##### COLLECTED MATERIAL

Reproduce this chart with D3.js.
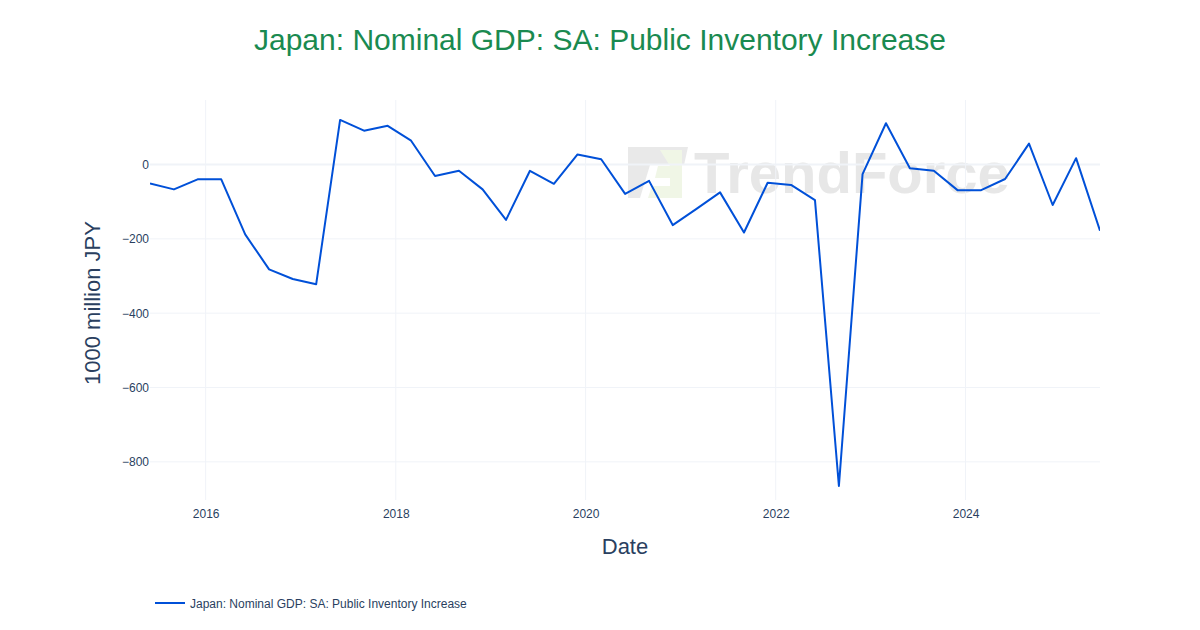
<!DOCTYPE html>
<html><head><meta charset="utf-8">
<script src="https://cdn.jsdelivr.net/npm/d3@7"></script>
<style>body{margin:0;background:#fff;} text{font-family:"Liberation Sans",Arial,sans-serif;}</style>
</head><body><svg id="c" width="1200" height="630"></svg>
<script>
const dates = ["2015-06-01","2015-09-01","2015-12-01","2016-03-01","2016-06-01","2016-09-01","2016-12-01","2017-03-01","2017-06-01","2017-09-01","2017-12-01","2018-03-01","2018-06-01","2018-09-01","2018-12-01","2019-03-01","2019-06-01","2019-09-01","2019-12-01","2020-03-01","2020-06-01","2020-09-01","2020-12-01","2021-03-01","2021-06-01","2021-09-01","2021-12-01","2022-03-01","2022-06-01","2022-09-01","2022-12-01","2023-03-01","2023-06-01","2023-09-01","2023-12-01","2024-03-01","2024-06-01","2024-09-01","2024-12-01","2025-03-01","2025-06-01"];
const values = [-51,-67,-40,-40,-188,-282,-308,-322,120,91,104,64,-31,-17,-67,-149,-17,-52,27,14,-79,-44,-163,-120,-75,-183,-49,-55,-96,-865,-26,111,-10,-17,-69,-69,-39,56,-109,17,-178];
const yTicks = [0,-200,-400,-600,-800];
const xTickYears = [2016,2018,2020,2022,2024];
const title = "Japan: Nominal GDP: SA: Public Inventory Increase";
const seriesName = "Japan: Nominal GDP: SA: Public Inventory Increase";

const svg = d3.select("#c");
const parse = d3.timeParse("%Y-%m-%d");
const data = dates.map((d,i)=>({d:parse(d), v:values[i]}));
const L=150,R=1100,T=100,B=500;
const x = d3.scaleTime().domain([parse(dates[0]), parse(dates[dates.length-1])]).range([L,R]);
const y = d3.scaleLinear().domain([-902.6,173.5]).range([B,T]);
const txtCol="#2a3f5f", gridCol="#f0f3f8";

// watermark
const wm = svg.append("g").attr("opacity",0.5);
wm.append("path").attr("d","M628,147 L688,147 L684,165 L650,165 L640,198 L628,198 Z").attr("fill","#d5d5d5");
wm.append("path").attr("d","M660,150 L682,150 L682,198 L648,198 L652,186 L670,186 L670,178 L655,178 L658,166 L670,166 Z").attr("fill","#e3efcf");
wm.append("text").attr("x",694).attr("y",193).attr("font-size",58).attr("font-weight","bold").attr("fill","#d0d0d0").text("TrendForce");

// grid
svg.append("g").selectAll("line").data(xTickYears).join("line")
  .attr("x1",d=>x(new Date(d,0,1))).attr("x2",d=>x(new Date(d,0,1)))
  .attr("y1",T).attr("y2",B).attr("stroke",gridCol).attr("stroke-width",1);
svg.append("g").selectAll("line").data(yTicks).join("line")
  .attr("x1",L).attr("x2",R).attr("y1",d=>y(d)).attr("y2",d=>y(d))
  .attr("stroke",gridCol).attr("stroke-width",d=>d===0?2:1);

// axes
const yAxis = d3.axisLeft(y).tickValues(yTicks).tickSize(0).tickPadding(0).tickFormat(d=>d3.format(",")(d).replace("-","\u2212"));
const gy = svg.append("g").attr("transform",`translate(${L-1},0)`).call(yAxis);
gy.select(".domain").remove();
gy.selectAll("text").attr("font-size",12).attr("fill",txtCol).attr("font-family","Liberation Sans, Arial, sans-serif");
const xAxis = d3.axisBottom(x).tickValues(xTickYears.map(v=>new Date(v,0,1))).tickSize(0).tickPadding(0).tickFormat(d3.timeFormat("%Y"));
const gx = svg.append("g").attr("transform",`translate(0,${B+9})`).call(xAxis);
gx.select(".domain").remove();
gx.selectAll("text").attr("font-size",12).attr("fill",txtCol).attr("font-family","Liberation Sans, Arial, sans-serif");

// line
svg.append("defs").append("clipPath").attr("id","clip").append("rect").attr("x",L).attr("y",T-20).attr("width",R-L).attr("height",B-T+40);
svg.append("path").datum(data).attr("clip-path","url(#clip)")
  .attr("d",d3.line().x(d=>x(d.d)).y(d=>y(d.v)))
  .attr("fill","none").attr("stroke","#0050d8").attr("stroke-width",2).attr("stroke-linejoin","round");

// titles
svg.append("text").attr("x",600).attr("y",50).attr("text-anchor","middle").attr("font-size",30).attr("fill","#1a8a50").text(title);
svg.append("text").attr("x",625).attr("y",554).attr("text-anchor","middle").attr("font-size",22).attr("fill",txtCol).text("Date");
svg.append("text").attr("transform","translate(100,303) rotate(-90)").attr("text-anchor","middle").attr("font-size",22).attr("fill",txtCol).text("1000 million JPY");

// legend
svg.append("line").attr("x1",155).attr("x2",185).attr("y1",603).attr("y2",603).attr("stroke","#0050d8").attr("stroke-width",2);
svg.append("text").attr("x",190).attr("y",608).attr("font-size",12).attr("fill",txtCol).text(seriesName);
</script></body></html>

##########

**REQUIREMENT**
Please transcribe the material above exactly as written. Leave the pictures out.

**RESPONSE**
Reproduce this chart with D3.js.
<!DOCTYPE html>
<html><head><meta charset="utf-8">
<script src="https://cdn.jsdelivr.net/npm/d3@7"></script>
<style>body{margin:0;background:#fff;} text{font-family:"Liberation Sans",Arial,sans-serif;}</style>
</head><body><svg id="c" width="1200" height="630"></svg>
<script>
const dates = ["2015-06-01","2015-09-01","2015-12-01","2016-03-01","2016-06-01","2016-09-01","2016-12-01","2017-03-01","2017-06-01","2017-09-01","2017-12-01","2018-03-01","2018-06-01","2018-09-01","2018-12-01","2019-03-01","2019-06-01","2019-09-01","2019-12-01","2020-03-01","2020-06-01","2020-09-01","2020-12-01","2021-03-01","2021-06-01","2021-09-01","2021-12-01","2022-03-01","2022-06-01","2022-09-01","2022-12-01","2023-03-01","2023-06-01","2023-09-01","2023-12-01","2024-03-01","2024-06-01","2024-09-01","2024-12-01","2025-03-01","2025-06-01"];
const values = [-51,-67,-40,-40,-188,-282,-308,-322,120,91,104,64,-31,-17,-67,-149,-17,-52,27,14,-79,-44,-163,-120,-75,-183,-49,-55,-96,-865,-26,111,-10,-17,-69,-69,-39,56,-109,17,-178];
const yTicks = [0,-200,-400,-600,-800];
const xTickYears = [2016,2018,2020,2022,2024];
const title = "Japan: Nominal GDP: SA: Public Inventory Increase";
const seriesName = "Japan: Nominal GDP: SA: Public Inventory Increase";

const svg = d3.select("#c");
const parse = d3.timeParse("%Y-%m-%d");
const data = dates.map((d,i)=>({d:parse(d), v:values[i]}));
const L=150,R=1100,T=100,B=500;
const x = d3.scaleTime().domain([parse(dates[0]), parse(dates[dates.length-1])]).range([L,R]);
const y = d3.scaleLinear().domain([-902.6,173.5]).range([B,T]);
const txtCol="#2a3f5f", gridCol="#f0f3f8";

// watermark
const wm = svg.append("g").attr("opacity",0.5);
wm.append("path").attr("d","M628,147 L688,147 L684,165 L650,165 L640,198 L628,198 Z").attr("fill","#d5d5d5");
wm.append("path").attr("d","M660,150 L682,150 L682,198 L648,198 L652,186 L670,186 L670,178 L655,178 L658,166 L670,166 Z").attr("fill","#e3efcf");
wm.append("text").attr("x",694).attr("y",193).attr("font-size",58).attr("font-weight","bold").attr("fill","#d0d0d0").text("TrendForce");

// grid
svg.append("g").selectAll("line").data(xTickYears).join("line")
  .attr("x1",d=>x(new Date(d,0,1))).attr("x2",d=>x(new Date(d,0,1)))
  .attr("y1",T).attr("y2",B).attr("stroke",gridCol).attr("stroke-width",1);
svg.append("g").selectAll("line").data(yTicks).join("line")
  .attr("x1",L).attr("x2",R).attr("y1",d=>y(d)).attr("y2",d=>y(d))
  .attr("stroke",gridCol).attr("stroke-width",d=>d===0?2:1);

// axes
const yAxis = d3.axisLeft(y).tickValues(yTicks).tickSize(0).tickPadding(0).tickFormat(d=>d3.format(",")(d).replace("-","\u2212"));
const gy = svg.append("g").attr("transform",`translate(${L-1},0)`).call(yAxis);
gy.select(".domain").remove();
gy.selectAll("text").attr("font-size",12).attr("fill",txtCol).attr("font-family","Liberation Sans, Arial, sans-serif");
const xAxis = d3.axisBottom(x).tickValues(xTickYears.map(v=>new Date(v,0,1))).tickSize(0).tickPadding(0).tickFormat(d3.timeFormat("%Y"));
const gx = svg.append("g").attr("transform",`translate(0,${B+9})`).call(xAxis);
gx.select(".domain").remove();
gx.selectAll("text").attr("font-size",12).attr("fill",txtCol).attr("font-family","Liberation Sans, Arial, sans-serif");

// line
svg.append("defs").append("clipPath").attr("id","clip").append("rect").attr("x",L).attr("y",T-20).attr("width",R-L).attr("height",B-T+40);
svg.append("path").datum(data).attr("clip-path","url(#clip)")
  .attr("d",d3.line().x(d=>x(d.d)).y(d=>y(d.v)))
  .attr("fill","none").attr("stroke","#0050d8").attr("stroke-width",2).attr("stroke-linejoin","round");

// titles
svg.append("text").attr("x",600).attr("y",50).attr("text-anchor","middle").attr("font-size",30).attr("fill","#1a8a50").text(title);
svg.append("text").attr("x",625).attr("y",554).attr("text-anchor","middle").attr("font-size",22).attr("fill",txtCol).text("Date");
svg.append("text").attr("transform","translate(100,303) rotate(-90)").attr("text-anchor","middle").attr("font-size",22).attr("fill",txtCol).text("1000 million JPY");

// legend
svg.append("line").attr("x1",155).attr("x2",185).attr("y1",603).attr("y2",603).attr("stroke","#0050d8").attr("stroke-width",2);
svg.append("text").attr("x",190).attr("y",608).attr("font-size",12).attr("fill",txtCol).text(seriesName);
</script></body></html>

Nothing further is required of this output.